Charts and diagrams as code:
-- Start --
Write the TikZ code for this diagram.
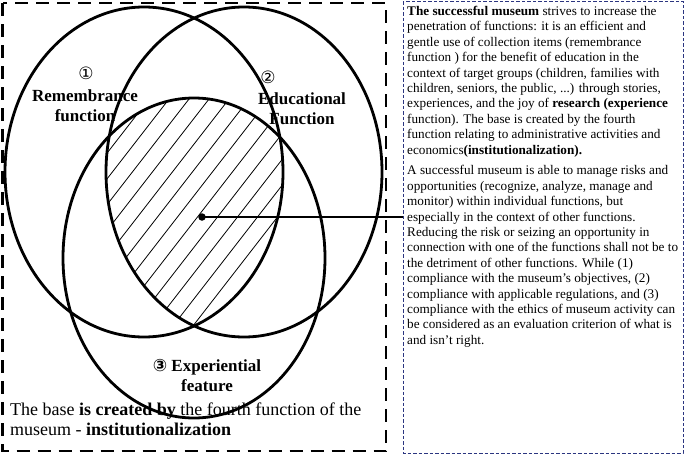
\documentclass[tikz,border=0pt]{standalone}
\usepackage{fontspec}
\setmainfont{Liberation Serif}
\newfontfamily\symfont{DejaVu Sans}
\begin{document}
\begin{tikzpicture}[x=1pt,y=-1pt,
  venn/.style={line width=2.8pt},
  hatchline/.style={line width=0.8pt},
  lbl/.style={font=\fontsize{17}{20}\selectfont\bfseries, align=center, inner sep=0pt},
  numlbl/.style={font=\fontsize{17}{19}\selectfont\symfont, inner sep=0pt},
  outerbox/.style={line width=2.8pt, dash pattern=on 13pt off 8pt},
  textbox/.style={draw=navy, line width=0.9pt, dash pattern=on 3.5pt off 2pt}
]
\definecolor{navy}{HTML}{2B3580}
\useasboundingbox (0,0) rectangle (685,455);
% outer dashed box
\draw[outerbox] (2.5,3) rectangle (386,451);
% right text box
\draw[textbox] (403,1) rectangle (683,453);
% hatched intersection
\begin{scope}
  \clip (144,172) ellipse [x radius=139, y radius=165];
  \clip (244,172) ellipse [x radius=138, y radius=165];
  \clip (194,258) ellipse [x radius=131, y radius=160];
  \foreach \c in {-300,-280,...,500} {
    \draw[hatchline] (\c,420) -- (\c+256,90);
  }
\end{scope}
% ellipses
\draw[venn] (144,172) ellipse [x radius=139, y radius=165];
\draw[venn] (244,172) ellipse [x radius=138, y radius=165];
\draw[venn] (194,258) ellipse [x radius=131, y radius=160];
% dot and connector
\node[circle, fill=black, inner sep=0pt, minimum size=7.5pt] (dot) at (202,217) {};
\coordinate (lineend) at (403,217);
\draw[line width=1.6pt] (dot.center) -- (lineend);
% labels
\node[numlbl] (n1) at (86,73) {①};
\node[lbl] (rem) at (85,106) {Remembrance\\function};
\node[numlbl] (n2) at (268,77) {②};
\node[lbl] (edu) at (302,109) {Educational\\Function};
\node[lbl] (exp) at (207,376) {{\symfont\fontsize{17}{18}\selectfont ③} Experiential\\feature};
\node[anchor=north west, inner sep=0pt, align=left, font=\fontsize{18}{20}\selectfont] (base) at (10,403)
  {The base \textbf{is created by} the fourth function of the\\museum - \textbf{institutionalization}};
% right text
\node[anchor=north west, inner sep=0pt, align=left, font=\fontsize{13.2}{15.4}\selectfont] (txt) at (407,6)
  {\textbf{The successful museum} strives to increase the\\
penetration of functions: it is an efficient and\\
gentle use of collection items (remembrance\\
function ) for the benefit of education in the\\
context of target groups (children, families with\\
children, seniors, the public, ...) through stories,\\
experiences, and the joy of \textbf{research (experience}\\
function). The base is created by the fourth\\
function relating to administrative activities and\\
economics\textbf{(institutionalization).}\\[5.5pt]
A successful museum is able to manage risks and\\
opportunities (recognize, analyze, manage and\\
monitor) within individual functions, but\\
especially in the context of other functions.\\
Reducing the risk or seizing an opportunity in\\
connection with one of the functions shall not be to\\
the detriment of other functions. While (1)\\
compliance with the museum’s objectives, (2)\\
compliance with applicable regulations, and (3)\\
compliance with the ethics of museum activity can\\
be considered as an evaluation criterion of what is\\
and isn’t right.};
\end{tikzpicture}
\end{document}
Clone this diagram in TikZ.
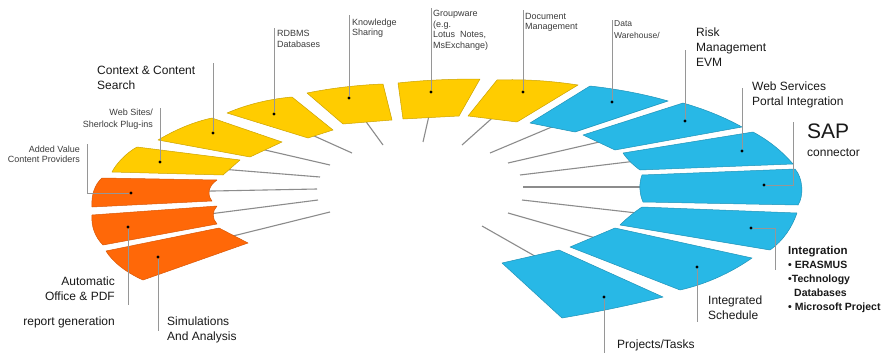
-- End --
Task instructions —
Repeat the records above exactly, omitting every picture.

Reply to the exercise —
Write the TikZ code for this diagram.
\documentclass[tikz,border=0pt]{standalone}
\usepackage{fontspec}
\setmainfont{Liberation Serif}
\newfontfamily\symfont{DejaVu Sans}
\begin{document}
\begin{tikzpicture}[x=1pt,y=-1pt,
  venn/.style={line width=2.8pt},
  hatchline/.style={line width=0.8pt},
  lbl/.style={font=\fontsize{17}{20}\selectfont\bfseries, align=center, inner sep=0pt},
  numlbl/.style={font=\fontsize{17}{19}\selectfont\symfont, inner sep=0pt},
  outerbox/.style={line width=2.8pt, dash pattern=on 13pt off 8pt},
  textbox/.style={draw=navy, line width=0.9pt, dash pattern=on 3.5pt off 2pt}
]
\definecolor{navy}{HTML}{2B3580}
\useasboundingbox (0,0) rectangle (685,455);
% outer dashed box
\draw[outerbox] (2.5,3) rectangle (386,451);
% right text box
\draw[textbox] (403,1) rectangle (683,453);
% hatched intersection
\begin{scope}
  \clip (144,172) ellipse [x radius=139, y radius=165];
  \clip (244,172) ellipse [x radius=138, y radius=165];
  \clip (194,258) ellipse [x radius=131, y radius=160];
  \foreach \c in {-300,-280,...,500} {
    \draw[hatchline] (\c,420) -- (\c+256,90);
  }
\end{scope}
% ellipses
\draw[venn] (144,172) ellipse [x radius=139, y radius=165];
\draw[venn] (244,172) ellipse [x radius=138, y radius=165];
\draw[venn] (194,258) ellipse [x radius=131, y radius=160];
% dot and connector
\node[circle, fill=black, inner sep=0pt, minimum size=7.5pt] (dot) at (202,217) {};
\coordinate (lineend) at (403,217);
\draw[line width=1.6pt] (dot.center) -- (lineend);
% labels
\node[numlbl] (n1) at (86,73) {①};
\node[lbl] (rem) at (85,106) {Remembrance\\function};
\node[numlbl] (n2) at (268,77) {②};
\node[lbl] (edu) at (302,109) {Educational\\Function};
\node[lbl] (exp) at (207,376) {{\symfont\fontsize{17}{18}\selectfont ③} Experiential\\feature};
\node[anchor=north west, inner sep=0pt, align=left, font=\fontsize{18}{20}\selectfont] (base) at (10,403)
  {The base \textbf{is created by} the fourth function of the\\museum - \textbf{institutionalization}};
% right text
\node[anchor=north west, inner sep=0pt, align=left, font=\fontsize{13.2}{15.4}\selectfont] (txt) at (407,6)
  {\textbf{The successful museum} strives to increase the\\
penetration of functions: it is an efficient and\\
gentle use of collection items (remembrance\\
function ) for the benefit of education in the\\
context of target groups (children, families with\\
children, seniors, the public, ...) through stories,\\
experiences, and the joy of \textbf{research (experience}\\
function). The base is created by the fourth\\
function relating to administrative activities and\\
economics\textbf{(institutionalization).}\\[5.5pt]
A successful museum is able to manage risks and\\
opportunities (recognize, analyze, manage and\\
monitor) within individual functions, but\\
especially in the context of other functions.\\
Reducing the risk or seizing an opportunity in\\
connection with one of the functions shall not be to\\
the detriment of other functions. While (1)\\
compliance with the museum’s objectives, (2)\\
compliance with applicable regulations, and (3)\\
compliance with the ethics of museum activity can\\
be considered as an evaluation criterion of what is\\
and isn’t right.};
\end{tikzpicture}
\end{document}
Clone this diagram in TikZ.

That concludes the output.